Record Keeping and Communication:
- Details about record keeping requirements: Outline what records must be maintained and how they will be accessed by members.
- Guidelines for how company-related decisions will be documented or communicated: Decide on the process for communicating key decisions, whether through official minutes, emails, or other means.
Company Information and Dissolution:
- Description of the business’s purpose and activities: While Oklahoma doesn’t require a highly specific business purpose, having one aids in clarity.
- Identification of the registered agent and office: An Oklahoma LLC needs a registered agent within the state to receive official communications.
- Procedures for dissolving the LLC: Document the process for closure, ensuring alignment with Oklahoma’s dissolution requirements.
- Procedures for winding down or liquidating the company’s assets: Establish steps for settling the LLC’s debts and distributing any remaining assets to members.
How to Draft an Oklahoma Operating Agreement
You can find operating agreement templates online from services like ZenBusiness, which will ensure the standard legal language and allow you to fill in the blanks. You’ll probably be able to find free templates online as well, but it’s advisable not to use those as they may include errors.
Consider having an attorney draw up your operating agreement if your business has multiple members. An attorney will ensure that all bases are covered, and all members rights are protected. They can also include language that is specific to Oklahoma laws.
This could cost anywhere from $500 to $2,500, but it could save you much more.
Articles of Organization vs. Operating Agreement
The operating agreement should not be confused with your LLC’s articles of organization. The articles of organization officially form your LLC with the state and include no information about member roles or financial interests.
Also, the articles of organization are filed with the state and part of the public record, while an operating agreement is kept in your LLC’s records and referred to as needed.
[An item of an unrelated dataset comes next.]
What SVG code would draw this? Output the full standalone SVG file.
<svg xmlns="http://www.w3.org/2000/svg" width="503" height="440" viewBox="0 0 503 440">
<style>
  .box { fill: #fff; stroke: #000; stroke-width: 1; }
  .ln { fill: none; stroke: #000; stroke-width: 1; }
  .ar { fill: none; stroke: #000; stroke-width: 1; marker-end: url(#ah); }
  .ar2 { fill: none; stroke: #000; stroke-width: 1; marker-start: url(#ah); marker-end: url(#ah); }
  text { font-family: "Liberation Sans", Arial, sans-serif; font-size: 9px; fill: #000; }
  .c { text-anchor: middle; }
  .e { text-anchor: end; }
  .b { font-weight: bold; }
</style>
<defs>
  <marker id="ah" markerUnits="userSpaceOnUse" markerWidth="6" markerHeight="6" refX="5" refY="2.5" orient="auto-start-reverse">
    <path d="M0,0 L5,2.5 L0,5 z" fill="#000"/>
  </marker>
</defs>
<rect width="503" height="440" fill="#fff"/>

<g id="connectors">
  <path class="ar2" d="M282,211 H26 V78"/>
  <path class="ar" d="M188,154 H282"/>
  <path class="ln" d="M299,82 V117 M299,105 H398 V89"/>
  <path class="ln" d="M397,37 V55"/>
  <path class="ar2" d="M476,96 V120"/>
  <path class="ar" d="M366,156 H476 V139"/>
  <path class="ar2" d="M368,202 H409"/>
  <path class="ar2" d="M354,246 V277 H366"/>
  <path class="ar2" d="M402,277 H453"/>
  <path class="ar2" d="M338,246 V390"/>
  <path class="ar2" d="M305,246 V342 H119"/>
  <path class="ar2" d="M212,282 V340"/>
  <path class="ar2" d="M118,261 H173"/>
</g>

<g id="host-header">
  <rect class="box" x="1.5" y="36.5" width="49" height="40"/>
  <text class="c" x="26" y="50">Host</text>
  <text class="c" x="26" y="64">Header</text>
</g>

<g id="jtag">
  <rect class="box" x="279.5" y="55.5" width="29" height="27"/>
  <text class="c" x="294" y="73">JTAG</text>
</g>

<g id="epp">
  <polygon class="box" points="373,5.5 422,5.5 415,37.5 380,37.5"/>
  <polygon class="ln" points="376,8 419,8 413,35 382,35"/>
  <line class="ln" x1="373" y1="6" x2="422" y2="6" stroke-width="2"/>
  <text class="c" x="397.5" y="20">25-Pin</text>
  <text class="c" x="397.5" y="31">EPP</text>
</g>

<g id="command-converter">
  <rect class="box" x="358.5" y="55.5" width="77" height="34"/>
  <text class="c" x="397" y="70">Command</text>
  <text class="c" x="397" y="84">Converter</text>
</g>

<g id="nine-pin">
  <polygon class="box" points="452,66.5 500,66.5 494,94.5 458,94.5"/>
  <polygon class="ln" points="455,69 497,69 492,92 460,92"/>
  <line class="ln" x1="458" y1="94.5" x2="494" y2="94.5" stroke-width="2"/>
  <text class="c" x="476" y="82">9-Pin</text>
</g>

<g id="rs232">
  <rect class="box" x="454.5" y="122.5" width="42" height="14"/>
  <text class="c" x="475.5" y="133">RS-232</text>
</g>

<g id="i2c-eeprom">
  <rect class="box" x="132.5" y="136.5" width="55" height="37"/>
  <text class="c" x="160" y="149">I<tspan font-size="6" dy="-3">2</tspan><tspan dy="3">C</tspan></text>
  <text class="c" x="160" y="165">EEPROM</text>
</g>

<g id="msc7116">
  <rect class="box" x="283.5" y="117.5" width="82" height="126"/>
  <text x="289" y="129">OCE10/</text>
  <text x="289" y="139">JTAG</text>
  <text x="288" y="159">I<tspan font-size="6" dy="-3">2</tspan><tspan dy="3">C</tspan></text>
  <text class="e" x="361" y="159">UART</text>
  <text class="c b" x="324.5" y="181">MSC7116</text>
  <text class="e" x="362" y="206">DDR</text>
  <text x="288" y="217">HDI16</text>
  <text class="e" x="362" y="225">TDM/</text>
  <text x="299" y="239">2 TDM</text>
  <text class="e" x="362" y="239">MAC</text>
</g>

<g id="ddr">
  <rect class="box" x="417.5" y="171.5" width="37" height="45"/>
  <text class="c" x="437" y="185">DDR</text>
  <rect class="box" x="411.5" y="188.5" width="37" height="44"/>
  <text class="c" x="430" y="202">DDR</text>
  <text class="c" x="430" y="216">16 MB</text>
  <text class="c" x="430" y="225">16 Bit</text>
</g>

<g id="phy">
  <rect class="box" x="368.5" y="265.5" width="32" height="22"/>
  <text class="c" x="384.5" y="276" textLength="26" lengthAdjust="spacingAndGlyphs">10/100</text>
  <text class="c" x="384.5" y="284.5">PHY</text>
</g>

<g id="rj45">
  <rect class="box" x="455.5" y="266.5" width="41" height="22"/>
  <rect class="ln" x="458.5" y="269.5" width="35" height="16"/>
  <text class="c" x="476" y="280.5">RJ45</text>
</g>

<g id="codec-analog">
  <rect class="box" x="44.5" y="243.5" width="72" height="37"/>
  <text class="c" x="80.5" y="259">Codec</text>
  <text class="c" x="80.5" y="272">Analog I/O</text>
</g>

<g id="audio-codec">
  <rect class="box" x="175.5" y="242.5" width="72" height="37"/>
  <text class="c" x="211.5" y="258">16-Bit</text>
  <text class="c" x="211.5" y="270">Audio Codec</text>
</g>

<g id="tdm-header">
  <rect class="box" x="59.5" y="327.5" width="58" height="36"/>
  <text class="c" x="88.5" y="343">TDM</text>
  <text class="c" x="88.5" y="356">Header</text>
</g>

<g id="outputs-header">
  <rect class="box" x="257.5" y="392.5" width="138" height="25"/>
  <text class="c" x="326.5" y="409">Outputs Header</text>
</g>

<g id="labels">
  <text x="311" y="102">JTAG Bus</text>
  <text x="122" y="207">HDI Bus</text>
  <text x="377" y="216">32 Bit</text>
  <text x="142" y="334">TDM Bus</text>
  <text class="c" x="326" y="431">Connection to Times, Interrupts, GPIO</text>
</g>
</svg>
Keep Your Oklahoma Operating Agreement Up to Date
It’s a good idea to review your operating agreement periodically. Circumstances change, and the safest approach is to ensure your operating agreement is entirely up to date. Generally, your operating agreement will state that members have to vote to approve amendments to the operating agreement.
Don’t Skip the Operating Agreement
You’re not required to have an operating agreement in Oklahoma, but the wise entrepreneur would never do business without one. It’s a document that could be critical to the future of your business. You may think a dispute will never arise, but times and people change.
You don’t want to end up in a bitter court battle because you pushed off creating an operating agreement. It’s a document that will protect the rights and interests of your LLC members and ensure smooth, continued operations in the event of any unexpected hurdles or pitfalls.
Does an LLC operating agreement need to be notarized in Oklahoma?
No, operating agreements do not have to be notarized. They are not filed with the state, just kept in your records.
What happens if an Oklahoma LLC does not have an operating agreement?
Oklahoma default rules for LLCs will apply, but in cases of dispute, the law may be vague, and your members could end up in court.